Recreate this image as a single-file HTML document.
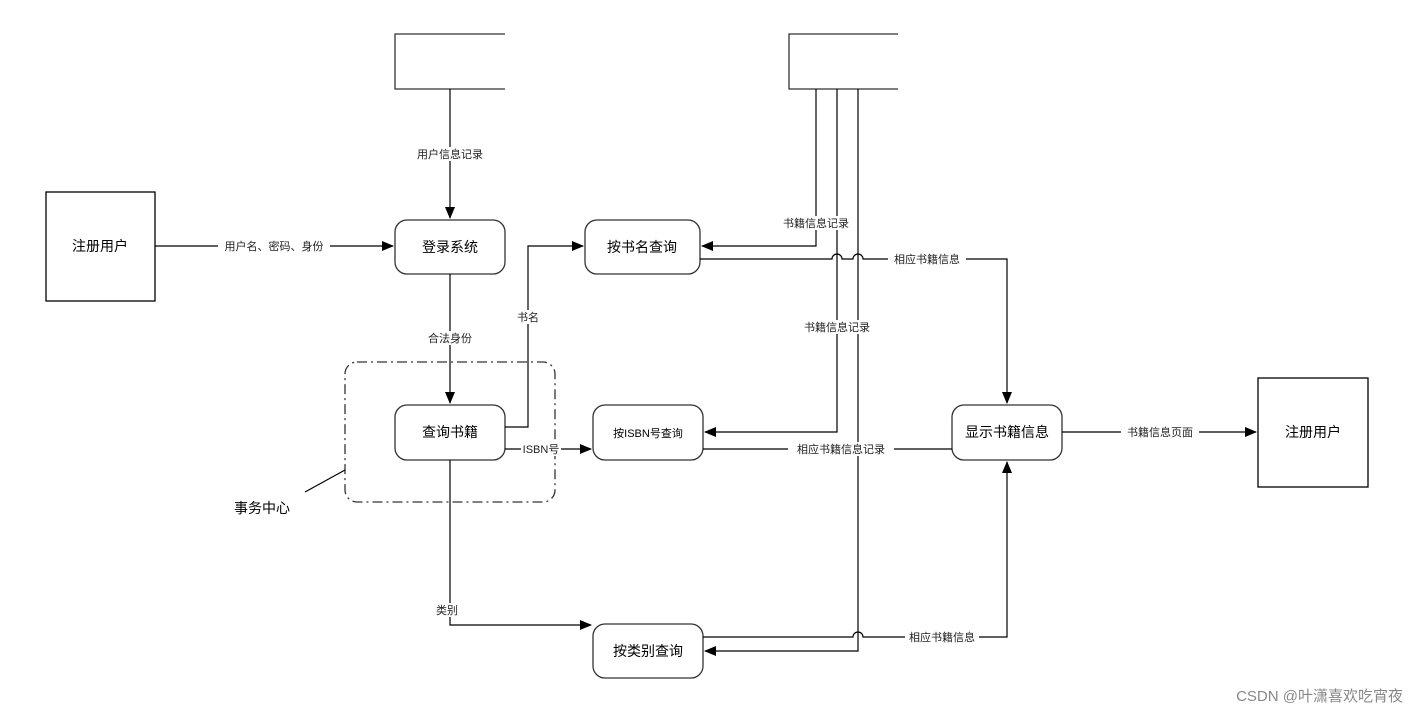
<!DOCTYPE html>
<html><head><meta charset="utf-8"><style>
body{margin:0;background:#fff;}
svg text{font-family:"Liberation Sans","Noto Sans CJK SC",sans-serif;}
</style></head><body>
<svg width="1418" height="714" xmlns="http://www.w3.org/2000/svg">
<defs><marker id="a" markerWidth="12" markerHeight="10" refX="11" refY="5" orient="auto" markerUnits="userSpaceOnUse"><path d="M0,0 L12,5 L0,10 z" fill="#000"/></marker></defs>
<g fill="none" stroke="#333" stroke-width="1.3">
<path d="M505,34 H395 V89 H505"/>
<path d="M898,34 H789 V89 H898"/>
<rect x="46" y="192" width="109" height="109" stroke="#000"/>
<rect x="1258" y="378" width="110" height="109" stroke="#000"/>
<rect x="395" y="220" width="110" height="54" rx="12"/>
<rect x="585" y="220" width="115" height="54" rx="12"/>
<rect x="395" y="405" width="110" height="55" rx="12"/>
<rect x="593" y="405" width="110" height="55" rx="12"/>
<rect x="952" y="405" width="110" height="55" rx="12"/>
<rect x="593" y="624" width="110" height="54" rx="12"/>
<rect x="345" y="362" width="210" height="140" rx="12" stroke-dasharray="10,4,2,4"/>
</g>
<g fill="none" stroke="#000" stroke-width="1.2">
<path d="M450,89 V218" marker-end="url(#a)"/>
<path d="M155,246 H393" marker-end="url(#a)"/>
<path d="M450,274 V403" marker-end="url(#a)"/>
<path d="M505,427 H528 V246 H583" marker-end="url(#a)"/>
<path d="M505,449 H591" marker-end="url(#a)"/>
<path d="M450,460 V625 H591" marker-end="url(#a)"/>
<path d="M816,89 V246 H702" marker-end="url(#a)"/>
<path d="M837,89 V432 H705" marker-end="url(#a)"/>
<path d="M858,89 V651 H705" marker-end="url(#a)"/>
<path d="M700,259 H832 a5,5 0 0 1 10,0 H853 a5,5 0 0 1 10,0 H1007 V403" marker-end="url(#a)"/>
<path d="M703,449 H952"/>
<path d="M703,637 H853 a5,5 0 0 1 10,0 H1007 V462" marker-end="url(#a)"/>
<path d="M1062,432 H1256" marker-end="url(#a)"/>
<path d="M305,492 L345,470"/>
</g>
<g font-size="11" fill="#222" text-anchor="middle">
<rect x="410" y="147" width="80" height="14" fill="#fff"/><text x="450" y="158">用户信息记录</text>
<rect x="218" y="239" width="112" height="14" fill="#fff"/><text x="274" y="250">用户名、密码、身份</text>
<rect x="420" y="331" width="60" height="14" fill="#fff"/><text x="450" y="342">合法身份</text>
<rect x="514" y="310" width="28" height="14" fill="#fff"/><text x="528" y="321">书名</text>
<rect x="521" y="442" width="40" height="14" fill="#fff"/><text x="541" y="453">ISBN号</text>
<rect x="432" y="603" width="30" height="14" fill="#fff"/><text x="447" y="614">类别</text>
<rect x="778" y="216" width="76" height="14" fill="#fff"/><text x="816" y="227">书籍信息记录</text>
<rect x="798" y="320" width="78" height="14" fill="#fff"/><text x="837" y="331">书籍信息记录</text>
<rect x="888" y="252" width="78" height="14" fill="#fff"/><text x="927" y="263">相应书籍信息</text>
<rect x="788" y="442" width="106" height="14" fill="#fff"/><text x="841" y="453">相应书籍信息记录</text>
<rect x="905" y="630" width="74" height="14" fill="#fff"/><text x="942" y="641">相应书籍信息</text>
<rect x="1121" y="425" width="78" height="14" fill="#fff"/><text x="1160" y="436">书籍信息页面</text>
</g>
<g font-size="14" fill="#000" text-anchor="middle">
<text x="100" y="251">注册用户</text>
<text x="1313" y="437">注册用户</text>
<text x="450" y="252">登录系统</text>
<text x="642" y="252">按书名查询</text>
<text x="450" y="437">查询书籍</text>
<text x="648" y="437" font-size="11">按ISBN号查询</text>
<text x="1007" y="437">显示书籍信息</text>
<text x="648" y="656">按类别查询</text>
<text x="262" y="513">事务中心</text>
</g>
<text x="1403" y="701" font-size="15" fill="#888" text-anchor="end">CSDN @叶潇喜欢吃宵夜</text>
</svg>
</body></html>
···
- DIRECTIONS FOR THIS TASK -
Copy each line exactly, and leave the pictures out of your copy.

- RESPONSE BELOW -
Recreate this image as a single-file HTML document.
<!DOCTYPE html>
<html><head><meta charset="utf-8"><style>
body{margin:0;background:#fff;}
svg text{font-family:"Liberation Sans","Noto Sans CJK SC",sans-serif;}
</style></head><body>
<svg width="1418" height="714" xmlns="http://www.w3.org/2000/svg">
<defs><marker id="a" markerWidth="12" markerHeight="10" refX="11" refY="5" orient="auto" markerUnits="userSpaceOnUse"><path d="M0,0 L12,5 L0,10 z" fill="#000"/></marker></defs>
<g fill="none" stroke="#333" stroke-width="1.3">
<path d="M505,34 H395 V89 H505"/>
<path d="M898,34 H789 V89 H898"/>
<rect x="46" y="192" width="109" height="109" stroke="#000"/>
<rect x="1258" y="378" width="110" height="109" stroke="#000"/>
<rect x="395" y="220" width="110" height="54" rx="12"/>
<rect x="585" y="220" width="115" height="54" rx="12"/>
<rect x="395" y="405" width="110" height="55" rx="12"/>
<rect x="593" y="405" width="110" height="55" rx="12"/>
<rect x="952" y="405" width="110" height="55" rx="12"/>
<rect x="593" y="624" width="110" height="54" rx="12"/>
<rect x="345" y="362" width="210" height="140" rx="12" stroke-dasharray="10,4,2,4"/>
</g>
<g fill="none" stroke="#000" stroke-width="1.2">
<path d="M450,89 V218" marker-end="url(#a)"/>
<path d="M155,246 H393" marker-end="url(#a)"/>
<path d="M450,274 V403" marker-end="url(#a)"/>
<path d="M505,427 H528 V246 H583" marker-end="url(#a)"/>
<path d="M505,449 H591" marker-end="url(#a)"/>
<path d="M450,460 V625 H591" marker-end="url(#a)"/>
<path d="M816,89 V246 H702" marker-end="url(#a)"/>
<path d="M837,89 V432 H705" marker-end="url(#a)"/>
<path d="M858,89 V651 H705" marker-end="url(#a)"/>
<path d="M700,259 H832 a5,5 0 0 1 10,0 H853 a5,5 0 0 1 10,0 H1007 V403" marker-end="url(#a)"/>
<path d="M703,449 H952"/>
<path d="M703,637 H853 a5,5 0 0 1 10,0 H1007 V462" marker-end="url(#a)"/>
<path d="M1062,432 H1256" marker-end="url(#a)"/>
<path d="M305,492 L345,470"/>
</g>
<g font-size="11" fill="#222" text-anchor="middle">
<rect x="410" y="147" width="80" height="14" fill="#fff"/><text x="450" y="158">用户信息记录</text>
<rect x="218" y="239" width="112" height="14" fill="#fff"/><text x="274" y="250">用户名、密码、身份</text>
<rect x="420" y="331" width="60" height="14" fill="#fff"/><text x="450" y="342">合法身份</text>
<rect x="514" y="310" width="28" height="14" fill="#fff"/><text x="528" y="321">书名</text>
<rect x="521" y="442" width="40" height="14" fill="#fff"/><text x="541" y="453">ISBN号</text>
<rect x="432" y="603" width="30" height="14" fill="#fff"/><text x="447" y="614">类别</text>
<rect x="778" y="216" width="76" height="14" fill="#fff"/><text x="816" y="227">书籍信息记录</text>
<rect x="798" y="320" width="78" height="14" fill="#fff"/><text x="837" y="331">书籍信息记录</text>
<rect x="888" y="252" width="78" height="14" fill="#fff"/><text x="927" y="263">相应书籍信息</text>
<rect x="788" y="442" width="106" height="14" fill="#fff"/><text x="841" y="453">相应书籍信息记录</text>
<rect x="905" y="630" width="74" height="14" fill="#fff"/><text x="942" y="641">相应书籍信息</text>
<rect x="1121" y="425" width="78" height="14" fill="#fff"/><text x="1160" y="436">书籍信息页面</text>
</g>
<g font-size="14" fill="#000" text-anchor="middle">
<text x="100" y="251">注册用户</text>
<text x="1313" y="437">注册用户</text>
<text x="450" y="252">登录系统</text>
<text x="642" y="252">按书名查询</text>
<text x="450" y="437">查询书籍</text>
<text x="648" y="437" font-size="11">按ISBN号查询</text>
<text x="1007" y="437">显示书籍信息</text>
<text x="648" y="656">按类别查询</text>
<text x="262" y="513">事务中心</text>
</g>
<text x="1403" y="701" font-size="15" fill="#888" text-anchor="end">CSDN @叶潇喜欢吃宵夜</text>
</svg>
</body></html>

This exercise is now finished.